Not everyone has mat boards sitting around, and there's nothing special about my setup. Get some cardboard and some cheap blue or green tempera paint and have a ball. Perhaps that would even be better. The main thing you're looking for is a flat surface with a consistent color. Shimmer, shine and shadow are the enemies. Tempera paint should cover well enough and produce a surface that doesn't beam back much specular shine.
One of the most important keys to getting a clear mask or selection from using a blue screen is to choose a matte color that will not appear in the subject. Very bright blue or green are the most popular color choices. It is a huge challenge to light the subject and screen properly so shadows and blue glow are eliminated. I didn't take the time to concern myself with creating a perfect site, so my results are far from perfect. I was pleased, nevertheless, for it would have taken much more time to mask out every shape by hand.

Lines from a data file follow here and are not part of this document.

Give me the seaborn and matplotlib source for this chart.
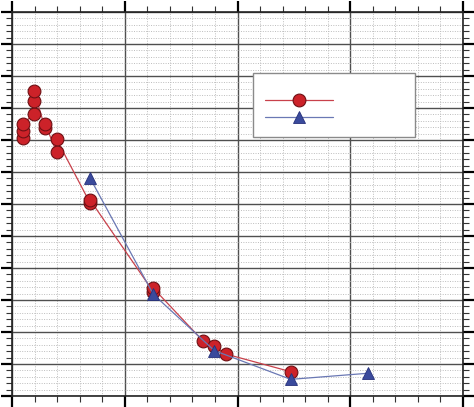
import pandas as pd
import numpy as np
import matplotlib.pyplot as plt
import matplotlib.ticker as mticker
import seaborn as sns

# values (axis units: x 0-4, y 0-12)
red_x = [0.095, 0.095, 0.095, 0.195, 0.195, 0.195, 0.293, 0.293, 0.396, 0.396,
         0.694, 0.694, 1.253, 1.253, 1.691, 1.794, 1.898, 2.472]
red_y = [8.50, 8.28, 8.05, 9.54, 9.23, 8.81, 8.50, 8.37, 8.02, 7.63,
         6.12, 6.02, 3.37, 3.26, 1.73, 1.56, 1.31, 0.76]
blue_x = [0.694, 1.253, 1.794, 2.472, 3.155]
blue_y = [6.80, 3.18, 1.42, 0.52, 0.71]

red_df = pd.DataFrame({"x": red_x, "y": red_y})
blue_df = pd.DataFrame({"x": blue_x, "y": blue_y})

sns.set_style("ticks")

fig = plt.figure(figsize=(4.74, 4.07), dpi=100)
ax = fig.add_axes([12 / 474, 11 / 407, 451 / 474, 384 / 407])

sns.lineplot(data=red_df, x="x", y="y", estimator=None, sort=True, ax=ax,
             color="#c8414b", linewidth=0.9, marker="o", markersize=9.2,
             markerfacecolor="#cc2229", markeredgecolor="#6e1014",
             markeredgewidth=0.8, label=" ", zorder=3)
sns.lineplot(data=blue_df, x="x", y="y", estimator=None, sort=True, ax=ax,
             color="#6a78b4", linewidth=0.9, marker="^", markersize=9,
             markerfacecolor="#3a4a9c", markeredgecolor="#26307a",
             markeredgewidth=0.6, label=" ", zorder=4)

ax.set_xlim(0, 4)
ax.set_ylim(0, 12)
ax.xaxis.set_major_locator(mticker.MultipleLocator(1))
ax.xaxis.set_minor_locator(mticker.MultipleLocator(0.2))
ax.yaxis.set_major_locator(mticker.MultipleLocator(1))
ax.yaxis.set_minor_locator(mticker.MultipleLocator(0.2))

ax.grid(which="major", color="#4f4f4f", linewidth=1.0, linestyle="-", zorder=0)
ax.grid(which="minor", color="#bdbdbd", linewidth=0.7, linestyle=(0, (1, 1.5)), zorder=0)
ax.set_axisbelow(True)

ax.tick_params(which="major", direction="out", length=8, width=1.6, color="black",
               top=True, right=True, labelleft=False, labelbottom=False)
ax.tick_params(which="minor", direction="out", length=4, width=0.8, color="#333333",
               top=True, right=True)
for s in ax.spines.values():
    s.set_color("#222222")
    s.set_linewidth(1.2)

ax.set_xlabel("")
ax.set_ylabel("")

ax.legend(loc="upper left", bbox_to_anchor=(0.534, 0.674, 0.359, 0.167),
          mode="expand", title=" ", fontsize=9, title_fontsize=4,
          handlelength=5.45, borderpad=0.95, labelspacing=0.35,
          fancybox=False, framealpha=1, edgecolor="#8a8a8a", borderaxespad=0)

fig.savefig("out.png", dpi=100)
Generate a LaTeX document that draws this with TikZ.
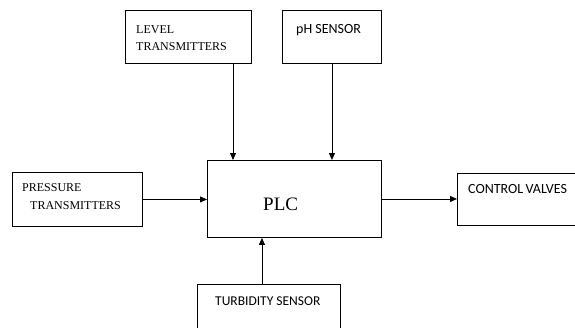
\documentclass[tikz,border=0pt]{standalone}
\usepackage{fontspec}
\setmainfont{Liberation Serif}
\newfontfamily\calibri{Carlito}
\usetikzlibrary{arrows.meta}

\begin{document}
\begin{tikzpicture}[x=1pt, y=-1pt,
  box/.style={rectangle, draw=black, line width=0.9pt, inner sep=0pt, anchor=north west},
  serif/.style={font=\fontsize{12}{17}\selectfont, inner sep=0pt, anchor=north west, align=left},
  sans/.style={font=\calibri\fontsize{14}{17}\selectfont, inner sep=0pt, anchor=north west},
  arrow/.style={-{Triangle[length=7pt, width=6pt]}, line width=0.9pt}
]
\clip (0,0) rectangle (575,327);

% boxes
\node[box, minimum width=174pt, minimum height=77pt] (plc) at (207,160) {};
\node[box, minimum width=126pt, minimum height=53pt] (level) at (125,10) {};
\node[box, minimum width=99pt, minimum height=53pt] (ph) at (282,10) {};
\node[box, minimum width=130pt, minimum height=54pt] (pressure) at (12,172) {};
\node[box, minimum width=140pt, minimum height=52pt] (valves) at (457,173) {};
\node[box, minimum width=143pt, minimum height=54pt] (turbidity) at (197,284) {};

% texts
\node[font=\fontsize{19}{22}\selectfont, inner sep=0pt, anchor=north west]
  (plctxt) at ([shift={(56,38)}]plc.north west) {PLC};
\node[serif] (leveltxt) at ([shift={(11,15)}]level.north west) {LEVEL\\TRANSMITTERS};
\node[sans] (phtxt) at ([shift={(14,14)}]ph.north west) {pH SENSOR};
\node[serif, font=\fontsize{12}{18}\selectfont] (pressuretxt) at ([shift={(10,11)}]pressure.north west)
  {PRESSURE\\\hspace*{8pt}TRANSMITTERS};
\node[sans] (valvestxt) at ([shift={(11,11)}]valves.north west) {CONTROL\,VALVES};
\node[sans, font=\calibri\fontsize{13.5}{17}\selectfont] (turbiditytxt) at ([shift={(18,13)}]turbidity.north west) {TURBIDITY SENSOR};

% connectors
\coordinate (levelin) at ([shift={(26,0)}]plc.north west);
\coordinate (turbout) at ([shift={(-7,0)}]turbidity.north);
\draw[arrow] (level.south -| levelin) -- (levelin);
\draw[arrow] (ph.south) -- (ph.south |- plc.north);
\draw[arrow] (pressure.east) -- (pressure.east -| plc.west);
\draw[arrow] (plc.east) -- (plc.east -| valves.west);
\draw[arrow] (turbout) -- (turbout |- plc.south);
\end{tikzpicture}
\end{document}
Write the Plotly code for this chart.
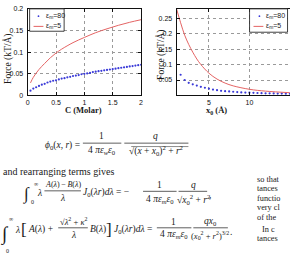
import plotly.graph_objects as go

W, H = 292, 260

# ---------------- data ----------------
c_molar = [0.05, 0.10, 0.15, 0.20, 0.25, 0.30, 0.35, 0.40, 0.45, 0.50,
           0.55, 0.60, 0.65, 0.70, 0.75, 0.80, 0.85, 0.90, 0.95, 1.00,
           1.05, 1.10, 1.15, 1.20, 1.25, 1.30, 1.35, 1.40, 1.45, 1.50,
           1.55, 1.60, 1.65, 1.70, 1.75, 1.80, 1.85, 1.90, 1.95, 2.00]
force_c_em80 = [0.011, 0.016, 0.019, 0.022, 0.025, 0.027, 0.030, 0.032, 0.034, 0.035,
                0.037, 0.039, 0.040, 0.042, 0.043, 0.045, 0.046, 0.047, 0.049, 0.050,
                0.051, 0.052, 0.054, 0.055, 0.056, 0.057, 0.058, 0.059, 0.060, 0.061,
                0.062, 0.063, 0.064, 0.065, 0.066, 0.067, 0.068, 0.069, 0.070, 0.071]
c_molar_red = [0.05, 0.1, 0.2, 0.3, 0.4, 0.5, 0.6, 0.8, 1.0, 1.2, 1.4, 1.6, 1.8, 2.0]
force_c_em5 = [0.029, 0.042, 0.060, 0.074, 0.087, 0.098, 0.107, 0.122, 0.134,
               0.145, 0.154, 0.162, 0.169, 0.175]

x0_blue = [1.5, 2.0, 2.5, 3.0, 3.5, 4.0, 4.5, 5.0, 5.5, 6.0, 6.5, 7.0, 7.5, 8.0,
           8.5, 9.0, 9.5, 10.0, 10.5, 11.0, 11.5, 12.0, 12.5, 13.0, 13.5, 14.0, 14.5, 15.0]
force_x0_em80 = [0.067, 0.050, 0.041, 0.036, 0.032, 0.028, 0.025, 0.022, 0.019, 0.017,
                 0.015, 0.014, 0.013, 0.012, 0.011, 0.010, 0.0095, 0.009, 0.0085, 0.008,
                 0.0075, 0.007, 0.0068, 0.0065, 0.0062, 0.006, 0.0058, 0.0055]
x0_red = [1.0, 1.5, 2.0, 2.5, 3.0, 3.5, 4.0, 5.0, 6.0, 7.0, 8.0, 10.0, 12.0, 15.0]
force_x0_em5 = [0.280, 0.235, 0.195, 0.165, 0.140, 0.118, 0.100, 0.072, 0.053,
                0.040, 0.031, 0.020, 0.014, 0.009]

legend_labels = ["ε<sub>m</sub>=80", "ε<sub>m</sub>=5"]
left_xticks = [0, 0.5, 1, 1.5, 2]
left_xtext = ["0", "0.5", "1", "1.5", "2"]
left_yticks = [0, 0.05, 0.1, 0.15, 0.2]
left_ytext = ["0", "0.05", "0.1", "0.15", "0.2"]
right_xticks = [5, 10, 15]
right_xtext = ["5", "10", "15"]
right_yticks = [0.05, 0.1, 0.15, 0.2, 0.25]
right_ytext = ["0.05", "0.1", "0.15", "0.2", "0.25"]
column_lines = ["so that", "tances", "functio", "very cl", "of the"]
column_lines2 = ["In c", "tances"]

BLUE = "#3a3ad8"
RED = "#e46464"
SERIF = "Liberation Serif"
SANS = "Liberation Sans"
BODY = 10
COL = 8.3
EQ = 9.5
THIN = "\u2009"


def px(x):
    return x / W


def py(y):
    return 1 - y / H


fig = go.Figure()
fig.add_trace(go.Scatter(x=c_molar, y=force_c_em80, mode="markers",
                         marker=dict(color=BLUE, size=2.2), xaxis="x", yaxis="y"))
fig.add_trace(go.Scatter(x=c_molar_red, y=force_c_em5, mode="lines", line_shape="spline",
                         line=dict(color=RED, width=1), xaxis="x", yaxis="y"))
fig.add_trace(go.Scatter(x=x0_blue, y=force_x0_em80, mode="markers",
                         marker=dict(color=BLUE, size=2.2), xaxis="x2", yaxis="y2"))
fig.add_trace(go.Scatter(x=x0_red, y=force_x0_em5, mode="lines", line_shape="spline",
                         line=dict(color=RED, width=1), xaxis="x2", yaxis="y2"))

axis_common = dict(showgrid=True, griddash="dot", gridcolor="#9a9a9a", gridwidth=1,
                   showline=True, linecolor="#111", linewidth=1, ticks="inside",
                   ticklen=3, tickcolor="#111", zeroline=False,
                   tickfont=dict(family=SANS, size=7, color="#111"))

fig.update_layout(
    width=W, height=H, margin=dict(l=0, r=0, t=0, b=0),
    paper_bgcolor="white", plot_bgcolor="white", showlegend=False,
    xaxis=dict(domain=[px(26), px(141)], range=[0, 2], tickvals=left_xticks,
               ticktext=left_xtext, anchor="y", mirror="ticks", **axis_common),
    yaxis=dict(domain=[py(94), py(5)], range=[0, 0.2], tickvals=left_yticks,
               ticktext=left_ytext, anchor="x", mirror="ticks", ticklabelstandoff=2,
               **axis_common),
    xaxis2=dict(domain=[px(177), 1], range=[1, 15.02], tickvals=right_xticks,
                ticktext=right_xtext, anchor="y2", mirror="ticks", **axis_common),
    yaxis2=dict(domain=[py(94), py(5)], range=[0, 0.28], tickvals=right_yticks,
                ticktext=right_ytext, anchor="x2", mirror=False, ticklabelstandoff=2,
                **axis_common),
)

shapes = []
annos = []


def txt(text, x, y, size=EQ, xanchor="center", family=SERIF, color="#1a1a1a",
        textangle=0, weight="normal"):
    annos.append(dict(text=text, x=px(x), y=py(y), xref="paper", yref="paper",
                      xanchor=xanchor, yanchor="middle", showarrow=False,
                      textangle=textangle, borderpad=0,
                      font=dict(family=family, size=size, color=color, weight=weight)))


def hline(x0, x1, y, width=0.7, color="#1a1a1a"):
    shapes.append(dict(type="line", xref="paper", yref="paper", x0=px(x0), x1=px(x1),
                       y0=py(y), y1=py(y), line=dict(color=color, width=width)))


# ---------------- manual legends ----------------
def legend_box(x0, x1, y0, y1, dot_x, line_x0, line_x1, text_x):
    shapes.append(dict(type="rect", xref="paper", yref="paper", x0=px(x0), x1=px(x1),
                       y0=py(y1), y1=py(y0), fillcolor="white",
                       line=dict(color="#111", width=0.8)))
    shapes.append(dict(type="circle", xref="paper", yref="paper",
                       x0=px(dot_x - 0.9), x1=px(dot_x + 0.9),
                       y0=py(12.5 + 0.9), y1=py(12.5 - 0.9),
                       fillcolor=BLUE, line=dict(width=0)))
    hline(line_x0, line_x1, 23, width=1, color=RED)
    txt(legend_labels[0], text_x, 12, size=7, xanchor="left", family=SANS)
    txt(legend_labels[1], text_x, 23, size=7, xanchor="left", family=SANS)


legend_box(28, 63, 5, 28, 37, 32, 42, 44)
legend_box(251, 289.5, 5, 29, 261, 255, 265, 267)

# ---------------- axis titles ----------------
txt("C (Molar)", 83, 109, size=8.5, weight="bold")
txt("x<sub>0</sub> (Å)", 217, 109.8, size=8.5, weight="bold")
txt("Force (kT/Å)", 6.5, 56, size=9.5, textangle=-90)
txt("Force (kT/Å)", 160.5, 52, size=9.5, textangle=-90)

# ---------------- equation 1 ----------------
txt("<i>ϕ</i><sub>0</sub>(<i>x</i>, <i>r</i>) =", 80, 145, xanchor="right")
txt("1", 101, 136)
hline(82, 121, 143)
txt("4 <i>πε</i><sub><i>w</i></sub><i>ε</i><sub>0</sub>", 101, 151)
txt("<i>q</i>", 156, 136)
hline(124, 189, 143)
txt("√(<i>x</i> + <i>x</i><sub>0</sub>)<sup>2</sup> + <i>r</i><sup>2</sup>", 156, 151)
hline(131, 189, 146.5, width=0.5)

txt("and rearranging terms gives", 0, 172, size=BODY, xanchor="left")

# ---------------- equation 2 ----------------
txt("∫", 25, 195, size=17)
txt("∞", 34, 185, size=6)
txt("0", 31, 203, size=6)
txt("<i>λ</i>", 38.5, 194)
txt("<i>A</i>(<i>λ</i>)" + THIN + "−" + THIN + "<i>B</i>(<i>λ</i>)", 61.5, 186, size=8)
hline(43, 80, 192)
txt("<i>λ</i>", 61.5, 199)
txt("<i>J</i><sub>0</sub>(<i>λr</i>)<i>dλ</i> = −", 81.5, 194, xanchor="left")
txt("1", 160, 186)
hline(143, 177, 192.5)
txt("4 <i>πε</i><sub><i>m</i></sub><i>ε</i><sub>0</sub>", 160, 201)
txt("<i>q</i>", 194, 186)
hline(179, 208, 192.5)
txt("√<i>x</i><sub>0</sub><sup>2</sup> + <i>r</i><sup>2</sup>", 194, 201)
txt(",", 211, 196)

# ---------------- equation 3 ----------------
txt("∫", 3, 237, size=19)
txt("∞", 9, 221, size=6)
txt("0", 6, 254, size=6)
txt("<i>λ</i>", 16, 232)
txt("[", 22, 232, size=17)
txt("<i>A</i>(<i>λ</i>) +", 25, 232, xanchor="left")
txt("√<i>λ</i><sup>2</sup> + <i>κ</i><sup>2</sup>", 72, 224, size=8.5)
hline(57, 87, 230)
txt("<i>λ</i>", 72, 237)
txt("<i>B</i>(<i>λ</i>)", 88, 232, xanchor="left")
txt("]", 108, 232, size=17)
txt("<i>J</i><sub>0</sub>(<i>λr</i>)<i>dλ</i> =", 113, 232, xanchor="left")
txt("1", 174, 224)
hline(157, 192, 230)
txt("4 <i>πε</i><sub><i>m</i></sub><i>ε</i><sub>0</sub>", 174, 237)
txt("<i>qx</i><sub>0</sub>", 211, 224)
hline(194, 229, 230)
txt("(<i>x</i><sub>0</sub><sup>2</sup> + <i>r</i><sup>2</sup>)<sup>3/2</sup>", 211, 238, size=8.5)
txt(".", 232, 234)

# ---------------- right text column ----------------
col_y = [180.5, 190.1, 199.7, 209.3, 218.9]
for line, yy in zip(column_lines, col_y):
    txt(line, 258, yy, size=COL, xanchor="left")
txt(column_lines2[0], 263, 231.5, size=COL, xanchor="left")
txt(column_lines2[1], 258, 241.1, size=COL, xanchor="left")

fig.update_layout(shapes=shapes, annotations=annos)
fig.write_html("out.html")
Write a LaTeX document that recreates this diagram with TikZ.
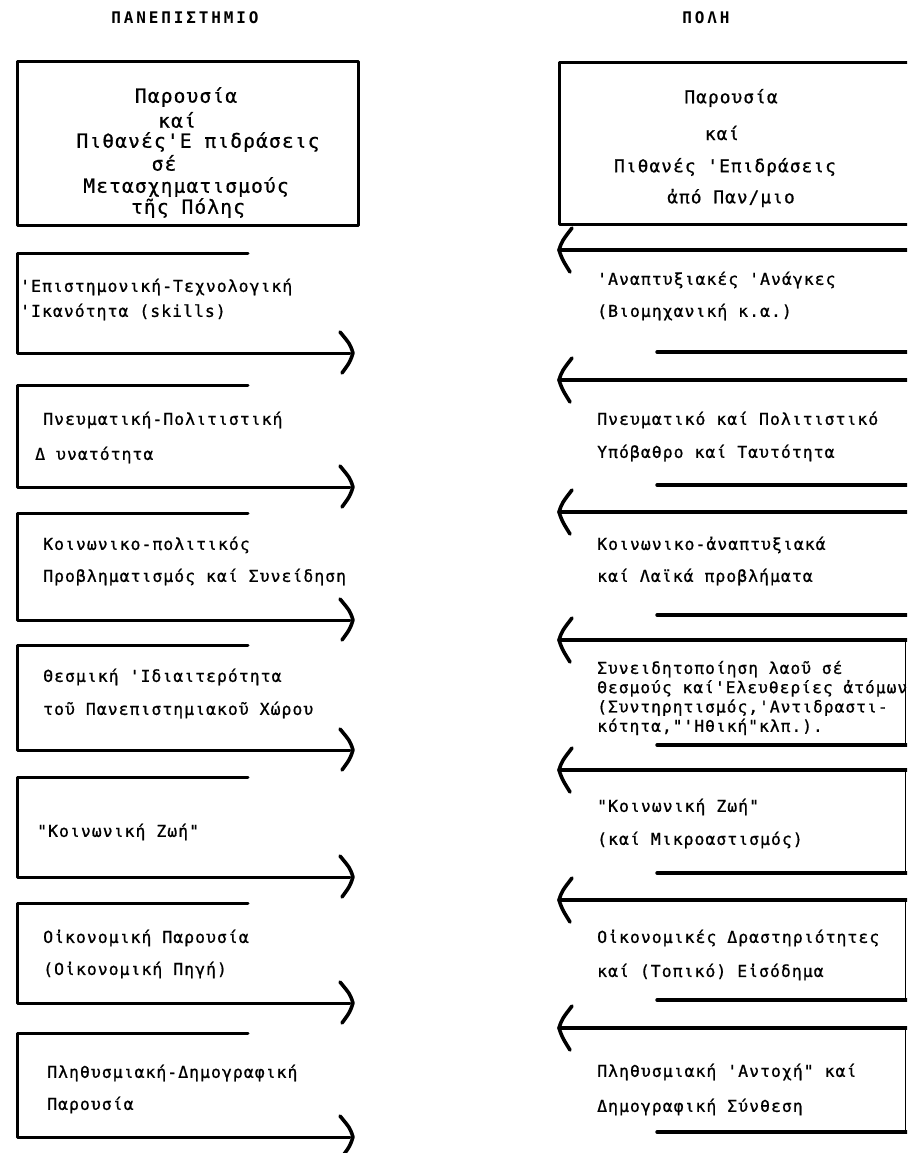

When photographing the mannequin, I kept the camera angle of the overall scene in mind. For the digital compositing project, I set the height at just above head height, so the photos of the mannequins reflect this decision. I also kept in mind how tall the shopping cart would be and tried to position the hands sensibly so it would be easy to make them steer the shopping cart.
My philosophy for digital photography is not to be shy about taking numerous pictures of the same thing. It is easier to delete a few extra pictures than to find out the best shot was blurry, or the angle wasn't quite right. I took about 30 shots of the mannequin from various angles and positions.